Question: Given his opposition to government spending, what is Wilson’s stance on PCMS receiving a taxpayer subsidy?
Fact: Obama’s plan imposes a 39.6 percent tax rate on the wealthy, up slightly from Bush’s 35 percent rate. Still, the rate is far lower than many past GOP presidents; President Reagan imposed a 50 percent tax rate during his first term, President Nixon had a 70 percent rate and President Eisenhower had a 91 percent rate.
Question: Obama’s been called a “socialist” for his plan, so does that make Reagan, Nixon and Eisenhower socialists, too? Why or why not?
Fact: During his first term, Reagan was shocked by how much the deficit grew due to an earlier tax cut. As a result, he agreed to a tax hike that restored one-third of the previous reduction. In fact, he raised various types of taxes four times during his presidency.
Question: Are tax increases ever appropriate or justified?
Fact: Bush inherited a budget surplus but ended his presidency with large deficits. By late 2008, the national debt had increased to $11.3 trillion, an increase of more than 100 percent from the beginning of 2000, when the debt was $5.6 trillion.

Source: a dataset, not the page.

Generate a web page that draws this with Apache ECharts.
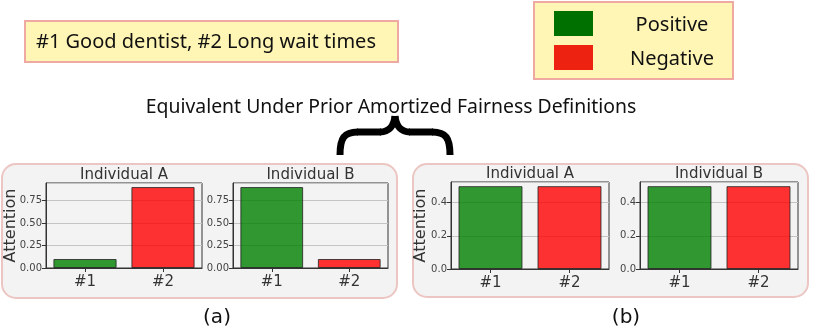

Question: Why were no Tea Party protests held during Bush’s presidency?
Fact: Bush allowed a federal budget policy known as “pay as you go” to expire in 2002. This policy required all new spending be offset by cuts elsewhere, paid for by tax increases or some combination of both. When Bush allowed the policy to lapse, the U.S. began borrowing huge amounts of money from China and other foreign nations.

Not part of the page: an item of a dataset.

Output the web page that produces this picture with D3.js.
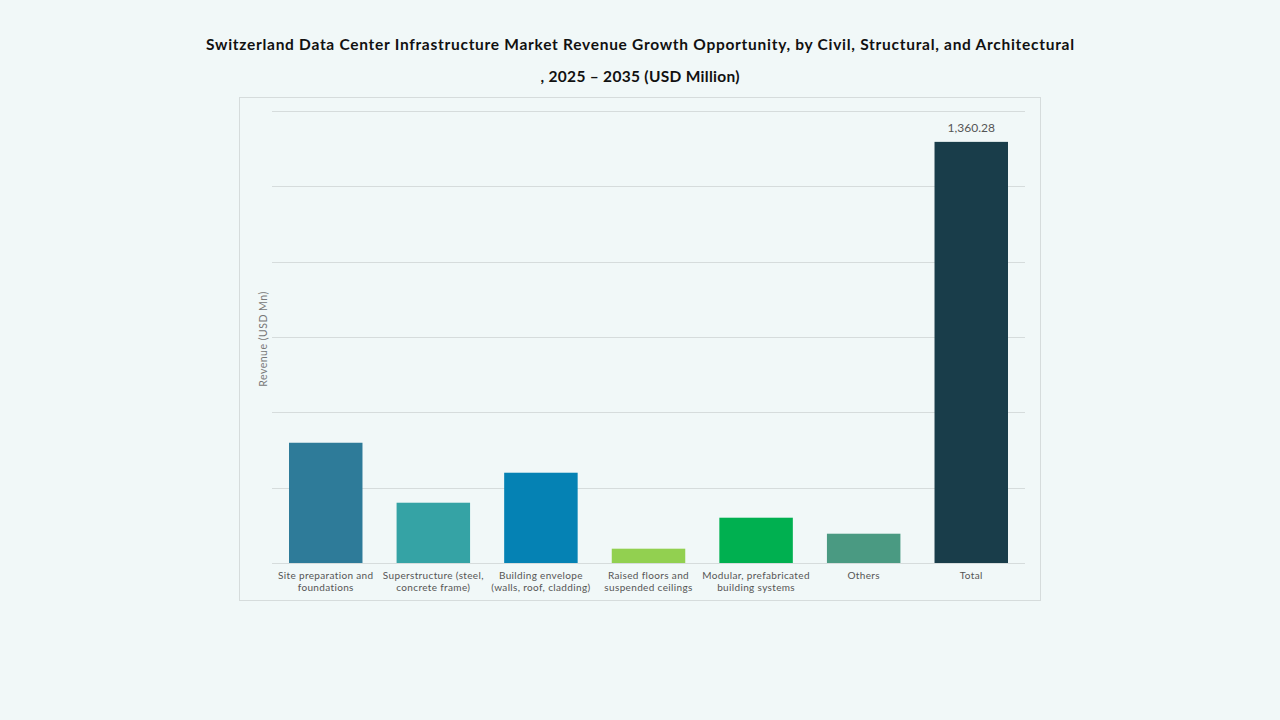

Question: Was this a prudent fiscal action? Why did the GOP-controlled Congress allow it to happen?
Hopefully, some Tea Party-going, tax cut-loving conservatives will stop frothing at the mouth long enough to answer those questions for the rest of us.
Meanwhile, the FBI first warned of an “epidemic” of mortgage fraud in 2004, as noted frequently by William K. Black, a University of Missouri economics professor who was a regulator during the savings and loan crisis in the late 1980s. Tea Party-goers like to blame homeowners, but private lenders initiated 80 percent of these bogus loans, which they called “ninja loans” for “no income, no job, no assets.” Lenders made the deals anyhow because they profited handsomely.
Make no mistake, Obama and the Democrats aren’t blameless, but let’s at least blame them for the right things.
The mortgage meltdown can be traced to the 1999 repeal of the Glass-Steagall Act, which allowed banks to offer investment services with little regulation. Larry Summers, who’s now an Obama economic advisor, was Treasury Secretary then and pushed for the change. His boss, President Clinton, signed it into law. Both should be ashamed, and Summers should never work in government again.
Tim Geithner, Obama’s Treasury Secretary, was remiss in his previous job as Federal Reserve Bank president to see the crisis brewing. And he’s too beholden to his old financial sector pals to effectively oversee the bailout. If autoworkers can break their contracts to give up benefits, so can banking executives.
But it’s clear the lion’s share of the blame for the mess we’re in lies with the Bush Administration and the culture of greed and recklessness it fostered by refusing to enforce even the most basic of regulations on the business community. That “anything goes” atmosphere is responsible, more than anything else, for wrecking the economy.
The Bible has more than 300 verses that mention caring for the poor and social justice. And nowhere does it state that capitalism is an inherently good or divinely inspired form of government.
Frankly, many of the people now protesting are the ones who supported Dubya’s economic policies the loudest during his dismal eight years in office. As some book or another once said, “You reap what you sow.”